EXERCISE GOAL:
Repeat the material exactly from its first line to the line that includes "trend_y = [7.63, 8.49]". Skip pictures.

**** PROVIDED MATERIAL

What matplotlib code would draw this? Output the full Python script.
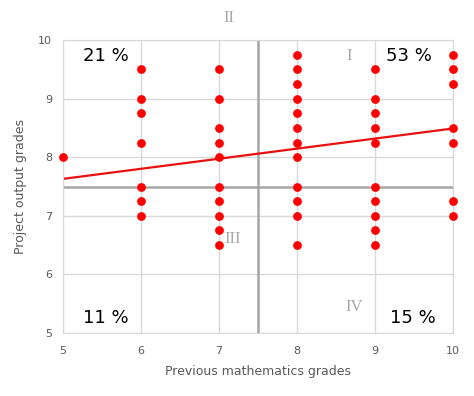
import numpy as np
import matplotlib
matplotlib.use("Agg")
import matplotlib.pyplot as plt

# Data: previous math grade (x) and project output grade (y)
x5 = [5]
y5 = [8]
x6_y = [9.5, 9, 8.75, 8.25, 7.5, 7.25, 7]
x7_y = [9.5, 9, 8.5, 8.25, 8, 7.5, 7.25, 7, 6.75, 6.5]
x8_y = [9.75, 9.5, 9.25, 9, 8.75, 8.5, 8.25, 8, 7.5, 7.25, 7, 6.5]
x9_y = [9.5, 9, 8.75, 8.5, 8.25, 7.5, 7.25, 7, 6.75, 6.5]
x10_y = [9.75, 9.5, 9.25, 8.5, 8.25, 7.25, 7]

# Trend line endpoints
trend_x = [5, 10]
trend_y = [7.63, 8.49]

groups = {5: y5, 6: x6_y, 7: x7_y, 8: x8_y, 9: x9_y, 10: x10_y}
xs = np.array([g for g, ys in groups.items() for _ in ys], dtype=float)
ys = np.array([v for g, vv in groups.items() for v in vv], dtype=float)

quadrant_pct = ["21 %", "53 %", "11 %", "15 %"]
quadrant_names = ["II", "I", "III", "IV"]
xticks = [5, 6, 7, 8, 9, 10]
yticks = [5, 6, 7, 8, 9, 10]

fig = plt.figure(figsize=(4.74, 3.96), dpi=100)
ax = fig.add_axes([63/474, 1-333/396, (453-63)/474, (333-40)/396])
ax.set_xlim(5, 10)
ax.set_ylim(5, 10)
ax.set_xticks(xticks)
ax.set_yticks(yticks)
ax.grid(True, color="#d9d9d9", linewidth=1.0)
ax.set_axisbelow(True)
for s in ax.spines.values():
    s.set_color("#d9d9d9")
ax.tick_params(length=0, colors="#595959", labelsize=8)
ax.tick_params(axis="x", pad=9)
ax.tick_params(axis="y", pad=8)

ax.axvline(7.5, color="#a6a6a6", linewidth=1.8, zorder=1.5)
ax.axhline(7.5, color="#a6a6a6", linewidth=1.8, zorder=1.5)

ax.scatter(xs, ys, s=40, color="#ff0000", zorder=3, clip_on=False, linewidths=0)

ax.plot(trend_x, trend_y, color="#e81010", linewidth=1.6, zorder=2)

ax.set_xlabel("Previous mathematics grades", color="#595959", fontsize=9, labelpad=7)
ax.set_ylabel("Project output grades", color="#595959", fontsize=9, labelpad=8)

fs = 13
ax.text(5.55, 9.72, quadrant_pct[0], fontsize=fs, ha="center", va="center", color="black")
ax.text(9.44, 9.72, quadrant_pct[1], fontsize=fs, ha="center", va="center", color="black")
ax.text(5.55, 5.25, quadrant_pct[2], fontsize=fs, ha="center", va="center", color="black")
ax.text(9.49, 5.25, quadrant_pct[3], fontsize=fs, ha="center", va="center", color="black")

rc = "#a6a6a6"
rf = "Liberation Serif"
ax.text(7.13, 10.38, quadrant_names[0], fontsize=12, ha="center", va="center", color=rc, family=rf)
ax.text(8.67, 9.73, quadrant_names[1], fontsize=12, ha="center", va="center", color=rc, family=rf)
ax.text(7.17, 6.6, quadrant_names[2], fontsize=12, ha="center", va="center", color=rc, family=rf)
ax.text(8.73, 5.45, quadrant_names[3], fontsize=12, ha="center", va="center", color=rc, family=rf)

fig.savefig("out.png", dpi=100)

********

FINAL RESULT:
What matplotlib code would draw this? Output the full Python script.
import numpy as np
import matplotlib
matplotlib.use("Agg")
import matplotlib.pyplot as plt

# Data: previous math grade (x) and project output grade (y)
x5 = [5]
y5 = [8]
x6_y = [9.5, 9, 8.75, 8.25, 7.5, 7.25, 7]
x7_y = [9.5, 9, 8.5, 8.25, 8, 7.5, 7.25, 7, 6.75, 6.5]
x8_y = [9.75, 9.5, 9.25, 9, 8.75, 8.5, 8.25, 8, 7.5, 7.25, 7, 6.5]
x9_y = [9.5, 9, 8.75, 8.5, 8.25, 7.5, 7.25, 7, 6.75, 6.5]
x10_y = [9.75, 9.5, 9.25, 8.5, 8.25, 7.25, 7]

# Trend line endpoints
trend_x = [5, 10]
trend_y = [7.63, 8.49]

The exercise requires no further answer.